---------- Entries ----------

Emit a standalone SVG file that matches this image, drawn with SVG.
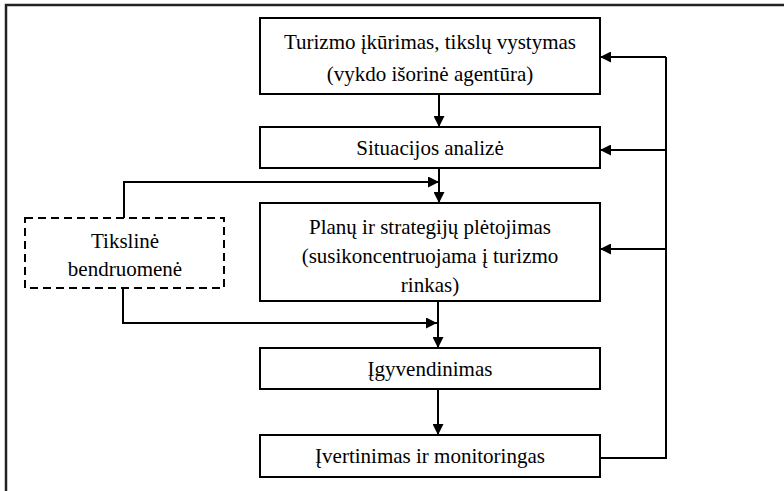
<svg xmlns="http://www.w3.org/2000/svg" width="784" height="491" viewBox="0 0 784 491">
<style>
.box{fill:#fff;stroke:#000;stroke-width:2}
.dash{fill:#fff;stroke:#000;stroke-width:2;stroke-dasharray:8,5}
.ln{fill:none;stroke:#000;stroke-width:2}
.t{font-family:'Liberation Serif','Times New Roman',serif;font-size:21px;fill:#000;text-anchor:middle}
</style>
<defs>
<marker id="ah" viewBox="0 0 10 10" refX="10" refY="5" markerWidth="6.5" markerHeight="5.5" orient="auto" markerUnits="strokeWidth">
<path d="M0,0 L10,5 L0,10 z" fill="#000"/>
</marker>
</defs>
<rect x="0" y="0" width="784" height="491" fill="#fff"/>
<path d="M6,491 V5 H784" fill="none" stroke="#222" stroke-width="2.5"/>
<g id="connectors">
<path class="ln" d="M439,94 V127" marker-end="url(#ah)"/>
<path class="ln" d="M439,168 V203" marker-end="url(#ah)"/>
<path class="ln" d="M124,218 V182 H439" marker-end="url(#ah)"/>
<path class="ln" d="M123,288 V323 H437" marker-end="url(#ah)"/>
<path class="ln" d="M438,301 V348" marker-end="url(#ah)"/>
<path class="ln" d="M438,389 V435" marker-end="url(#ah)"/>
<path class="ln" d="M600,458 H666 V57"/>
<path class="ln" d="M666,57 H600" marker-end="url(#ah)"/>
<path class="ln" d="M666,150 H600" marker-end="url(#ah)"/>
<path class="ln" d="M666,249 H600" marker-end="url(#ah)"/>
</g>
<g id="n1">
<rect class="box" x="260" y="18" width="340" height="76"/>
<text class="t" x="430" y="49">Turizmo įkūrimas, tikslų vystymas</text>
<text class="t" x="430" y="81">(vykdo išorinė agentūra)</text>
</g>
<g id="n2">
<rect class="box" x="260" y="127" width="340" height="41"/>
<text class="t" x="430" y="155">Situacijos analizė</text>
</g>
<g id="n3">
<rect class="box" x="260" y="203" width="340" height="98"/>
<text class="t" x="430" y="234">Planų ir strategijų plėtojimas</text>
<text class="t" x="430" y="263">(susikoncentruojama į turizmo</text>
<text class="t" x="430" y="292">rinkas)</text>
</g>
<g id="n4">
<rect class="box" x="260" y="348" width="340" height="41"/>
<text class="t" x="430" y="376">Įgyvendinimas</text>
</g>
<g id="n5">
<rect class="box" x="260" y="435" width="340" height="42"/>
<text class="t" x="430" y="463">Įvertinimas ir monitoringas</text>
</g>
<g id="n6">
<rect class="dash" x="25" y="218" width="199" height="70"/>
<text class="t" x="125" y="248">Tikslinė</text>
<text class="t" x="125" y="276">bendruomenė</text>
</g>
</svg>
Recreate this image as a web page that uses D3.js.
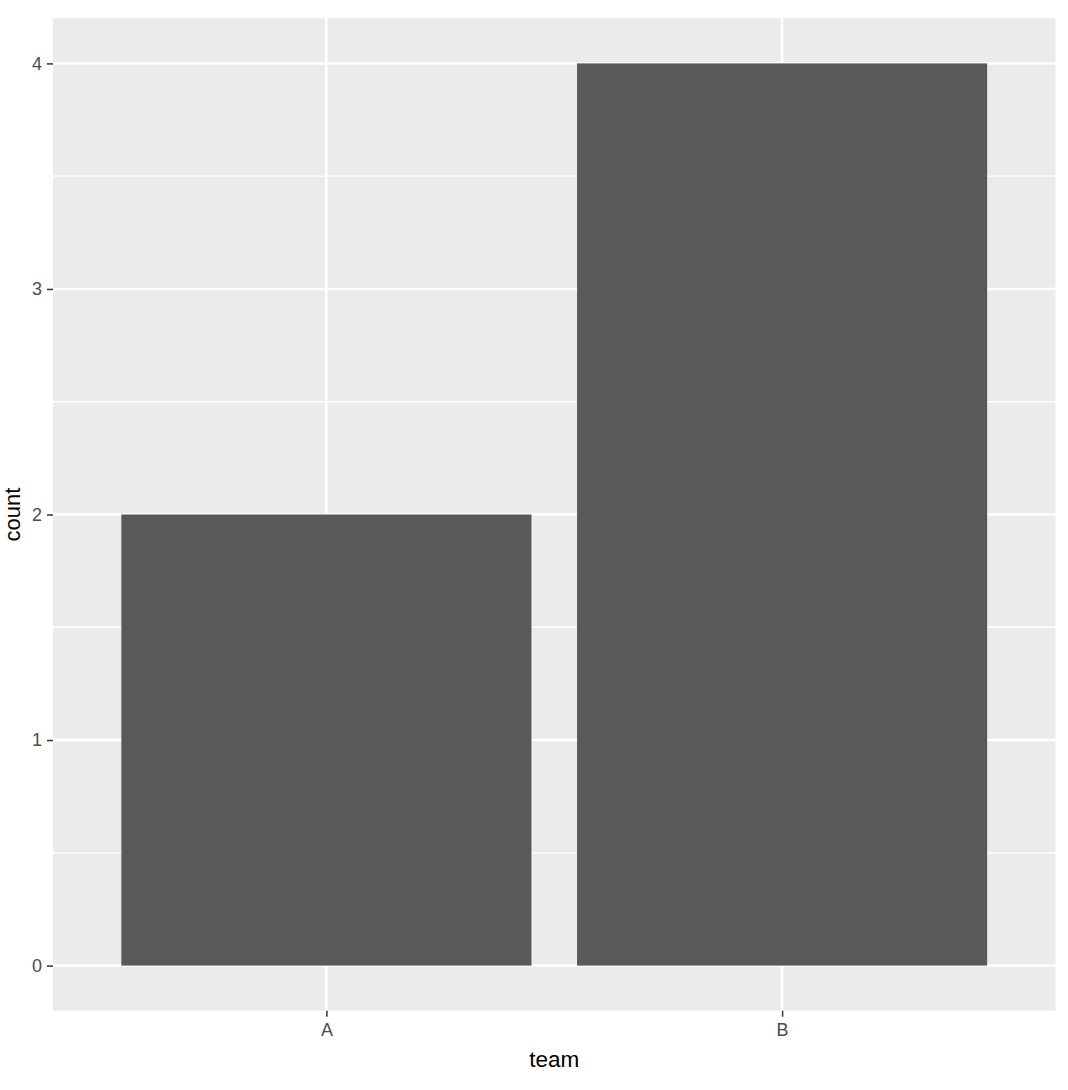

----------

Short problem ▸ State how many lines of the listing include "this", and nothing more.

Task answer ▸ 2